Pak Joko, kurir JNE cabang Sumenep, sudah hapal kebiasaan ini. Ia selalu menyalami Ibu Aminah, mengantar paket dengan dua tangan, dan membungkuk sedikit.
“Terima kasih ya, Pak,” ucap Ibu Aminah, meski itu sudah kiriman ke-23 dari anaknya. “Seperti anak saya sendiri yang pulang.”
Dari Kos ke Kota: Perjalanan UMKM Bersama JNE
Dina, pengusaha muda di Bandung, memulai bisnis brownies kukus dari dapur kos sederhana. Awalnya hanya untuk teman-teman kampus, lalu berkembang ke pesanan online.

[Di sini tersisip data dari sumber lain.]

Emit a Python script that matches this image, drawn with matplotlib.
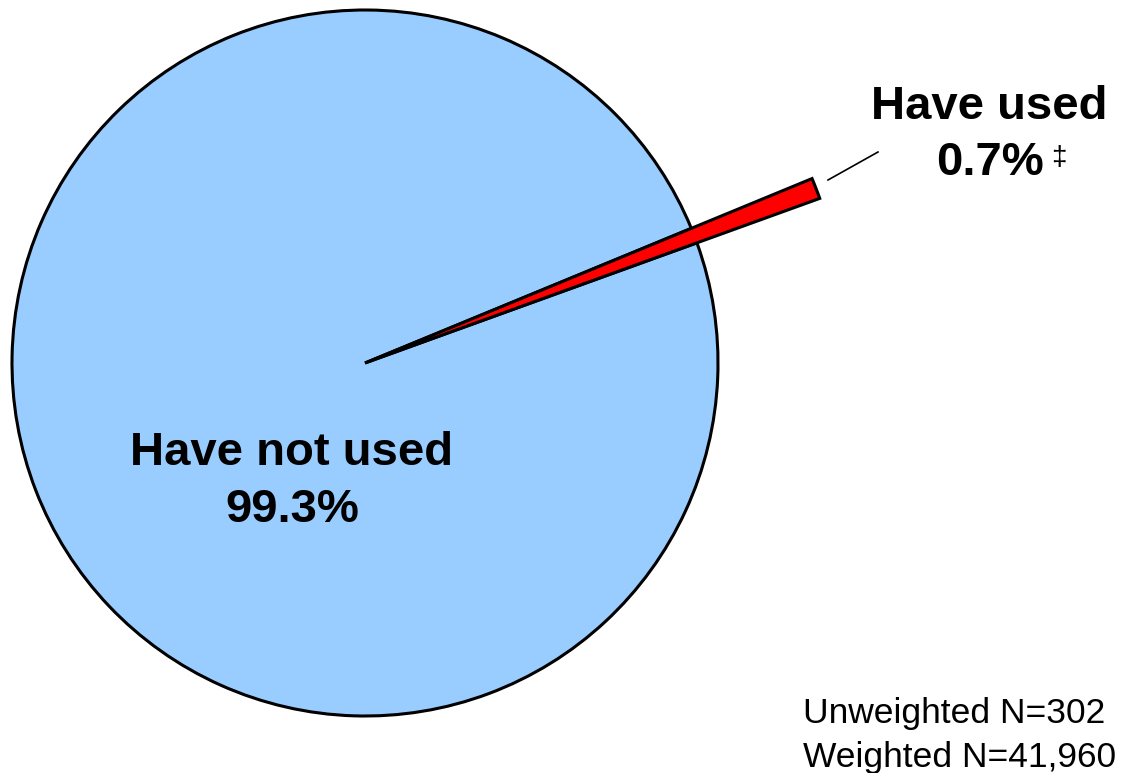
import matplotlib.pyplot as plt

# data
labels = ['Have used', 'Have not used']
values = [0.7, 99.3]
colors = ['#FF0000', '#99CCFF']
n_unweighted = 302
n_weighted = '41,960'

plt.rcParams['font.family'] = ['Liberation Sans', 'DejaVu Sans']

W, H = 1134, 773
cx, cy, R = 365, 363, 353  # pixel centre / radius of the pie

fig = plt.figure(figsize=(W / 100, H / 100), dpi=100)
ax = fig.add_axes([0, 0, 1, 1])

wedges, _ = ax.pie(values, colors=colors, startangle=19.9, counterclock=True,
                   wedgeprops=dict(edgecolor='black', linewidth=2.2))
# exploded "used" slice sticks out past the rim
wedges[0].set_radius(1.37)
wedges[0].set_zorder(3)

ax.set_xlim(-cx / R, (W - cx) / R)
ax.set_ylim(-(H - cy) / R, cy / R)
ax.set_aspect('equal')
ax.axis('off')


def px(x, y):
    return (x - cx) / R, (cy - y) / R


ax.text(*px(292, 453), 'Have not used', ha='center', va='center',
        fontsize=34, fontweight='bold')
ax.text(*px(292, 510), '%.1f%%' % values[1], ha='center', va='center',
        fontsize=34, fontweight='bold')
ax.text(*px(989, 107), labels[0], ha='center', va='center', fontsize=34, fontweight='bold')
ax.text(*px(990, 163), '%.1f%%' % values[0], ha='center', va='center', fontsize=34, fontweight='bold')
ax.text(*px(1051, 158), '\u2021', ha='left', va='center', fontsize=20)
ax.plot(*zip(px(828, 180), px(878, 152)), color='black', linewidth=1.2)

ax.text(*px(803, 713), 'Unweighted N=%d' % n_unweighted, ha='left', va='center', fontsize=25.5)
ax.text(*px(803, 757), 'Weighted N=%s' % n_weighted, ha='left', va='center', fontsize=25.5)

fig.savefig('out.png', dpi=100)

“Aku pernah kirim 50 box ke 20 kota dalam seminggu,” katanya. “Dan semuanya sampai tepat waktu. Bahkan ada pelanggan yang bilang, ‘Kemasannya hangat, seperti dikirim sama orang yang kenal aku.’”
Dina merasa JNE bukan hanya logistik, tapi juga rekan perjalanan. Ia bisa fokus ke kualitas produknya, karena tahu distribusi aman di tangan kurir-kurir yang ia percaya.

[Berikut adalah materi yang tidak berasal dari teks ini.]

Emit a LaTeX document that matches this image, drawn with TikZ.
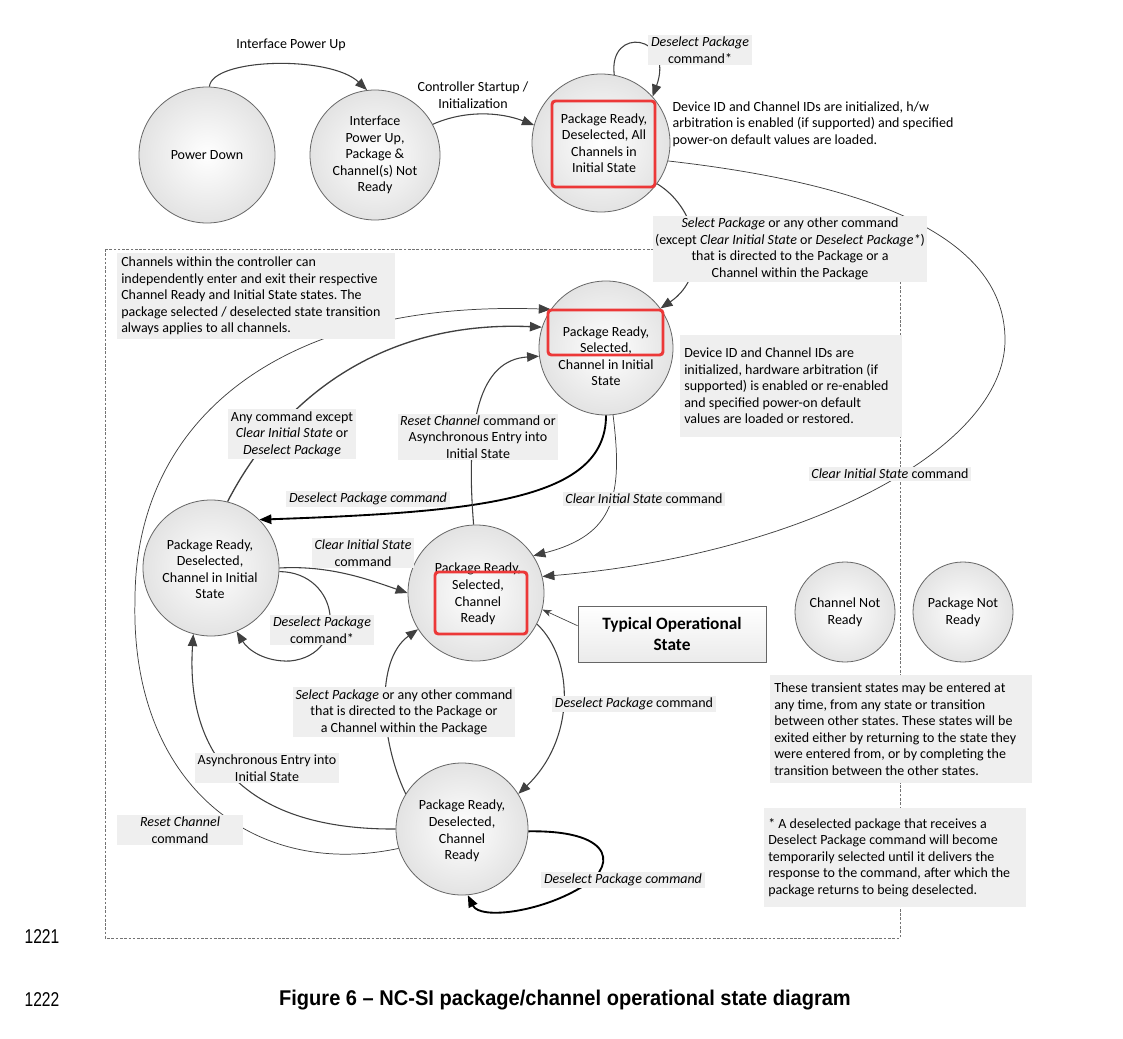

Paket Kecil dari Kamar Kecil
Namanya Arif, 14 tahun, tinggal di pinggiran Yogyakarta. Sejak kecil, ia mengalami kelumpuhan kaki. Tapi jemarinya lincah menggambar. Ia membuat sketsa digital di tablet hadiah dari komunitas sosial.

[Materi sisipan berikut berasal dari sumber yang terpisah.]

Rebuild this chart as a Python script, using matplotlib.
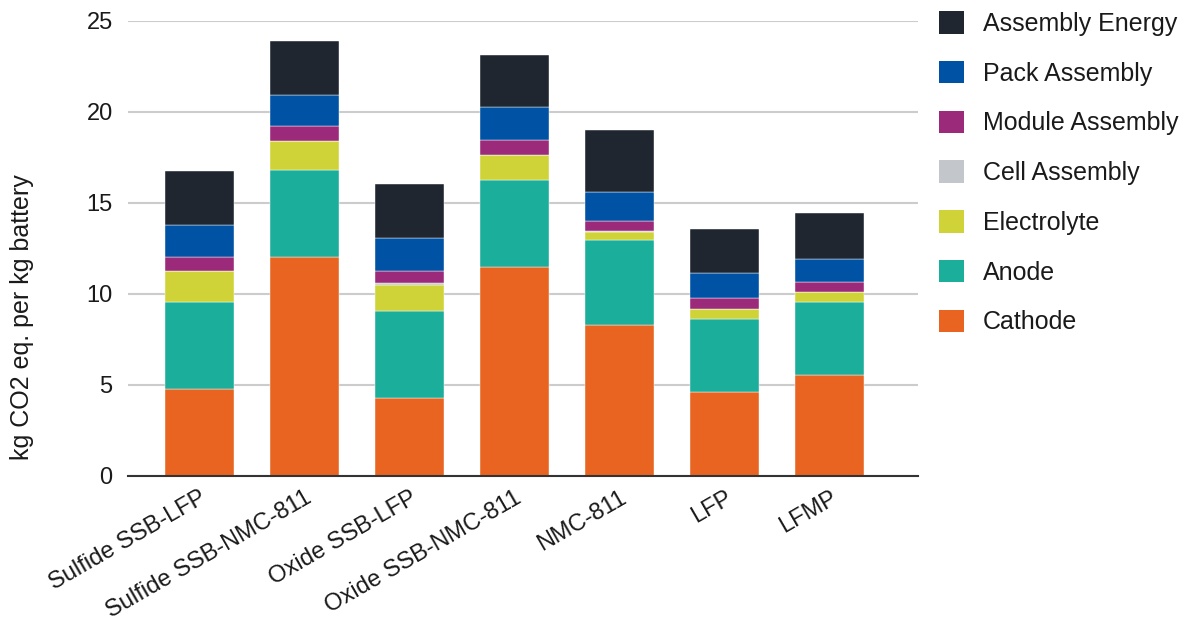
import matplotlib.pyplot as plt
from matplotlib.patches import Patch

plt.rcParams['font.family'] = ['Liberation Sans', 'DejaVu Sans']

# battery chemistries
batteries = ['Sulfide SSB-LFP', 'Sulfide SSB-NMC-811', 'Oxide SSB-LFP',
             'Oxide SSB-NMC-811', 'NMC-811', 'LFP', 'LFMP']

# kg CO2 eq. per kg battery, by component
cathode = [4.77, 12.05, 4.30, 11.47, 8.28, 4.63, 5.55]
anode = [4.77, 4.76, 4.78, 4.81, 4.69, 4.00, 3.99]
electrolyte = [1.70, 1.57, 1.41, 1.35, 0.45, 0.54, 0.55]
cell_assembly = [0.02, 0.02, 0.09, 0.02, 0.02, 0.02, 0.02]
module_assembly = [0.79, 0.83, 0.68, 0.81, 0.57, 0.59, 0.57]
pack_assembly = [1.72, 1.70, 1.82, 1.81, 1.59, 1.36, 1.24]
assembly_energy = [2.99, 2.97, 2.96, 2.86, 3.41, 2.41, 2.51]

series = [
    ('Cathode', cathode, '#e86420'),
    ('Anode', anode, '#1baf9b'),
    ('Electrolyte', electrolyte, '#cfd338'),
    ('Cell Assembly', cell_assembly, '#c3c7cb'),
    ('Module Assembly', module_assembly, '#9c2a7a'),
    ('Pack Assembly', pack_assembly, '#0052a5'),
    ('Assembly Energy', assembly_energy, '#1f2630'),
]

txt = '#1a1a1a'
fs = 17

fig = plt.figure(figsize=(11.86, 6.35), dpi=100)
ax = fig.add_axes([0.1079, 0.2504, 0.666, 0.7166])

x = list(range(len(batteries)))
bottom = [0.0] * len(batteries)
for name, vals, color in series:
    ax.bar(x, vals, width=0.65, bottom=bottom, color=color,
           edgecolor='white', linewidth=0.3, label=name, zorder=3)
    bottom = [b + v for b, v in zip(bottom, vals)]

ax.set_xlim(-0.68, 6.84)
ax.set_ylim(0, 25)
ax.set_yticks([0, 5, 10, 15, 20, 25])
ax.yaxis.grid(True, color='#cccccc', linewidth=1.5, zorder=0)
ax.set_axisbelow(True)
for s in ['top', 'right', 'left']:
    ax.spines[s].set_visible(False)
ax.spines['bottom'].set_color('#333333')
ax.spines['bottom'].set_linewidth(1.5)
ax.spines['bottom'].set_zorder(4)
ax.tick_params(axis='both', length=0, labelsize=fs, colors=txt)
ax.tick_params(axis='y', pad=11)
ax.tick_params(axis='x', pad=8)
ax.set_xticks(x)
ax.set_xticklabels(batteries, rotation=30, ha='right', rotation_mode='anchor')

# y title sits centred on the whole figure height
fig.text(22 / 1186, 0.5, 'kg CO2 eq. per kg battery', rotation=90,
         ha='center', va='center', fontsize=18, color=txt)

handles = [Patch(facecolor=c, label=n) for n, v, c in series][::-1]
fig.legend(handles=handles, loc='upper left', bbox_to_anchor=(0.779, 1.006),
           frameon=False, fontsize=18, handlelength=1.0, handleheight=1.0,
           labelspacing=1.0, handletextpad=0.75, labelcolor=txt,
           borderaxespad=0.2)

fig.savefig('out.png', dpi=100)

Ia mulai menjual hasil gambarnya dalam bentuk print-on-demand: poster, totebag, stiker. Setiap paket dikemas dengan rapi oleh ibunya, dan diantar ke konter JNE terdekat.
“Saya senang bisa kirim gambar ke Jakarta, Makassar, Bali… padahal saya belum pernah ke mana-mana,” kata Arif.
Petugas JNE yang menerima paketnya selalu memberikan semangat. “Terus berkarya ya, Mas Arif. Gambarnya keren!” begitu kata Pak Seno dari konter JNE.
Untuk Arif, setiap resi pengiriman bukan sekadar angka. Itu adalah bukti bahwa mimpinya menembus batas ruang dan fisik, dibantu oleh mereka yang menyebut dirinya: Melayani dengan Hati.
Ketika Batas Menjadi Jembatan
Tidak semua kiriman berjalan mulus. Pak Guntur ingat betul saat kehujanan deras di tengah pengiriman dokumen penting. Ia berteduh di bawah jembatan layang, membungkus paket dua lapis agar tak basah.
“Saya tahu, di dalam paket itu ada keputusan hidup,” katanya. “Dan saya tak bisa mengecewakan orang yang percaya.”
Paket itu tiba tepat waktu. Isinya: berkas beasiswa luar negeri seorang mahasiswa. Beberapa bulan kemudian, surat datang. “Terima kasih, Pak Guntur. Karena Bapak, saya sekarang kuliah di Seoul.”
JNE: Pengantar Harapan, Penjaga Kepercayaan
JNE bukan hanya perusahaan ekspedisi. Ia adalah pengantar harapan. Ia hadir dalam percakapan ibu dan anak, dalam perjuangan pedagang kecil, dalam mimpi anak muda difabel, dalam keputusan-keputusan penting yang tak boleh terlambat.
Jargon “Melesat Sat Set” bukan hanya soal kecepatan. Ia adalah semangat kolektif: untuk tetap hadir, tetap setia, dan tetap menjadi jembatan bagi mereka yang ingin terhubung, dimanapun berada.
Penutup: Barang Biasa, Cerita Luar Biasa
Tak semua pahlawan memakai jubah. Ada yang memakai jaket oranye JNE, menembus hujan dan panas, membawa kotak kecil penuh makna. Dalam dunia yang serba cepat dan instan, mereka masih menyisakan waktu untuk senyum, untuk sapa, untuk memastikan bahwa di balik satu paket kecil, ada kehidupan yang sedang ditata.
Dan mungkin, yang kita kirim memang hanya barang biasa.
Tapi bagi yang menunggu di ujung sana, itu bisa jadi cerita luar biasa.
Karena seringkali, yang tampak sepele di mata kita, justru menjadi pengikat antara dua hati yang jauh. JNE hadir bukan hanya sebagai jasa, tapi sebagai jembatan yang menyatukan rindu, kepercayaan, dan cita-cita dengan satu resi, dan berjuta rasa.